Exactly and only the lines from the one containing "Recreate this image" through the one containing "var markerEdge = '#7a2a7a';" are to be repeated, both ends included.

* [Records supplied]:

****************

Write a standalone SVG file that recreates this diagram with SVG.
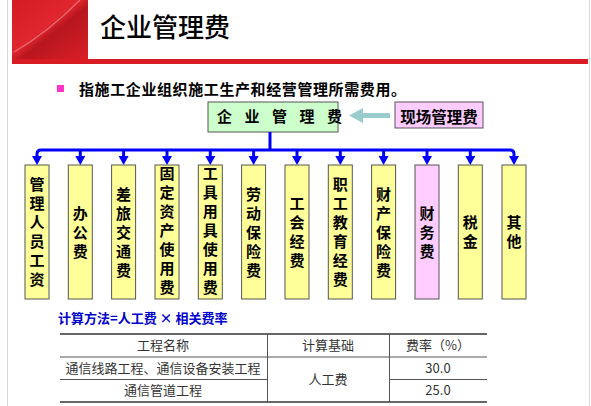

****************

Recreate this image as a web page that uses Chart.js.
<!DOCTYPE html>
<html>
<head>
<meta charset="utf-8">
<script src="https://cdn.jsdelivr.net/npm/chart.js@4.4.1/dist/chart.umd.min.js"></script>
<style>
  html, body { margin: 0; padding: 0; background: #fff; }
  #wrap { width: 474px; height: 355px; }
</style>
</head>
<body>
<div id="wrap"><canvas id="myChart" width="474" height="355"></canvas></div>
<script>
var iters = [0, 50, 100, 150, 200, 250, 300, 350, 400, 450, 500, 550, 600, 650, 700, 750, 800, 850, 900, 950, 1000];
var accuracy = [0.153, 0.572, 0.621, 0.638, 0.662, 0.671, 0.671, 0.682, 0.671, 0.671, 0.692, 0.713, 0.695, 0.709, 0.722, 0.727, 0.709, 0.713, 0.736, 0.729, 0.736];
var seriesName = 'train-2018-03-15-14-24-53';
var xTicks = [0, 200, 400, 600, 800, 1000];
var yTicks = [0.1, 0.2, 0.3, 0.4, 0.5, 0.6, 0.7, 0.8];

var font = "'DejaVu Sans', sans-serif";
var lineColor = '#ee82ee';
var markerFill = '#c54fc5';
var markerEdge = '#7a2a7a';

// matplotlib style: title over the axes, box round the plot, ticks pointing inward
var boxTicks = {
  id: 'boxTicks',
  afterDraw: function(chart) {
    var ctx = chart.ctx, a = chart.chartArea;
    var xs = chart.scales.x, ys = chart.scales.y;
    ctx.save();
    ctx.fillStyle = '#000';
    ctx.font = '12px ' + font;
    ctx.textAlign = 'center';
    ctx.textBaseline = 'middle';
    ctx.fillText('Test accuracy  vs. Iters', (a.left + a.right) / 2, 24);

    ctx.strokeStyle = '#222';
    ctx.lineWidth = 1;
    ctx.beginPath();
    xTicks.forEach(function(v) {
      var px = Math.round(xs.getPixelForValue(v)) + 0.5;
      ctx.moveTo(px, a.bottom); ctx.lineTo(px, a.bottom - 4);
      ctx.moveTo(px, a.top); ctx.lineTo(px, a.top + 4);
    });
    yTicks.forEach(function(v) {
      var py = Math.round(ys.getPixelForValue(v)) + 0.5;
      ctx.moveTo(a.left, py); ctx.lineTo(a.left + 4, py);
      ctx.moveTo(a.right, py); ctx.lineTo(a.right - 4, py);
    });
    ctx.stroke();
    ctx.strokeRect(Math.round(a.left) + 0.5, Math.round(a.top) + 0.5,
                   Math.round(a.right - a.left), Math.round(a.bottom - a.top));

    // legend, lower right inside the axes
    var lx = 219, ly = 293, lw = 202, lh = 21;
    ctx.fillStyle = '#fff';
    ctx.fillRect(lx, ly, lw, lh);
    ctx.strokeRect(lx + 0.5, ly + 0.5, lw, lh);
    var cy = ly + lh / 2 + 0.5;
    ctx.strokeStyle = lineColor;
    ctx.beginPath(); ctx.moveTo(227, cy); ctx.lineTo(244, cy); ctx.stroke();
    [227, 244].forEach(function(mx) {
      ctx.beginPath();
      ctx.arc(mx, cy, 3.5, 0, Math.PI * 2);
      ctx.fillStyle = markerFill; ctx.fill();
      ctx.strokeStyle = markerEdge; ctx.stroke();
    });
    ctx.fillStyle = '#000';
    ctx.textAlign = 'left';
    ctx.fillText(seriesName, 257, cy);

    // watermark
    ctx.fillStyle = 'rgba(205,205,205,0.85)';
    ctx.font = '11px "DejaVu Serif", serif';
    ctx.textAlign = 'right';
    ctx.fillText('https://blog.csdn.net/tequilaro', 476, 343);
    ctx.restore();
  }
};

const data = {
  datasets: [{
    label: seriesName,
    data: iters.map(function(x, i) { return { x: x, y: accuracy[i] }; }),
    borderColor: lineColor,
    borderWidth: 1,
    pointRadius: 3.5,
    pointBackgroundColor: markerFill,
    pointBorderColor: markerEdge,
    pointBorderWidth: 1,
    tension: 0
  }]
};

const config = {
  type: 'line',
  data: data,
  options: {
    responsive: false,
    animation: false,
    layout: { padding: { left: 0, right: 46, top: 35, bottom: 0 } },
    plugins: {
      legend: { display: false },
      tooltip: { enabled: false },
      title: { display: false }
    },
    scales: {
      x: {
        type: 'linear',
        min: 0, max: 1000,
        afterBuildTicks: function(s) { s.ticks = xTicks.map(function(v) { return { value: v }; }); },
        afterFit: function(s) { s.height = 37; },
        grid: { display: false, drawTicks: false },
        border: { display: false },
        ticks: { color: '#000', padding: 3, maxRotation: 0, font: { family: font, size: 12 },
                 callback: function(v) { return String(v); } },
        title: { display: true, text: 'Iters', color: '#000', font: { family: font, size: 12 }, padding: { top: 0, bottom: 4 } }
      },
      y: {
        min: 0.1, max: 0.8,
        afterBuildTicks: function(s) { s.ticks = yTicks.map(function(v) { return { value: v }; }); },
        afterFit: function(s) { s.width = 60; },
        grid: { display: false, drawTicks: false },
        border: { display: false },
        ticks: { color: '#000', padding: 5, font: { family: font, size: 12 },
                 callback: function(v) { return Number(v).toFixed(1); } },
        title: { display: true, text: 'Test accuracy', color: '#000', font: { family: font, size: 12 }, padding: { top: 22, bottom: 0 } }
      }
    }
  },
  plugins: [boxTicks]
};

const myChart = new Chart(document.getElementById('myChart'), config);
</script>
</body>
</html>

****************

* [Result of this exercise]:
Recreate this image as a web page that uses Chart.js.
<!DOCTYPE html>
<html>
<head>
<meta charset="utf-8">
<script src="https://cdn.jsdelivr.net/npm/chart.js@4.4.1/dist/chart.umd.min.js"></script>
<style>
  html, body { margin: 0; padding: 0; background: #fff; }
  #wrap { width: 474px; height: 355px; }
</style>
</head>
<body>
<div id="wrap"><canvas id="myChart" width="474" height="355"></canvas></div>
<script>
var iters = [0, 50, 100, 150, 200, 250, 300, 350, 400, 450, 500, 550, 600, 650, 700, 750, 800, 850, 900, 950, 1000];
var accuracy = [0.153, 0.572, 0.621, 0.638, 0.662, 0.671, 0.671, 0.682, 0.671, 0.671, 0.692, 0.713, 0.695, 0.709, 0.722, 0.727, 0.709, 0.713, 0.736, 0.729, 0.736];
var seriesName = 'train-2018-03-15-14-24-53';
var xTicks = [0, 200, 400, 600, 800, 1000];
var yTicks = [0.1, 0.2, 0.3, 0.4, 0.5, 0.6, 0.7, 0.8];

var font = "'DejaVu Sans', sans-serif";
var lineColor = '#ee82ee';
var markerFill = '#c54fc5';
var markerEdge = '#7a2a7a';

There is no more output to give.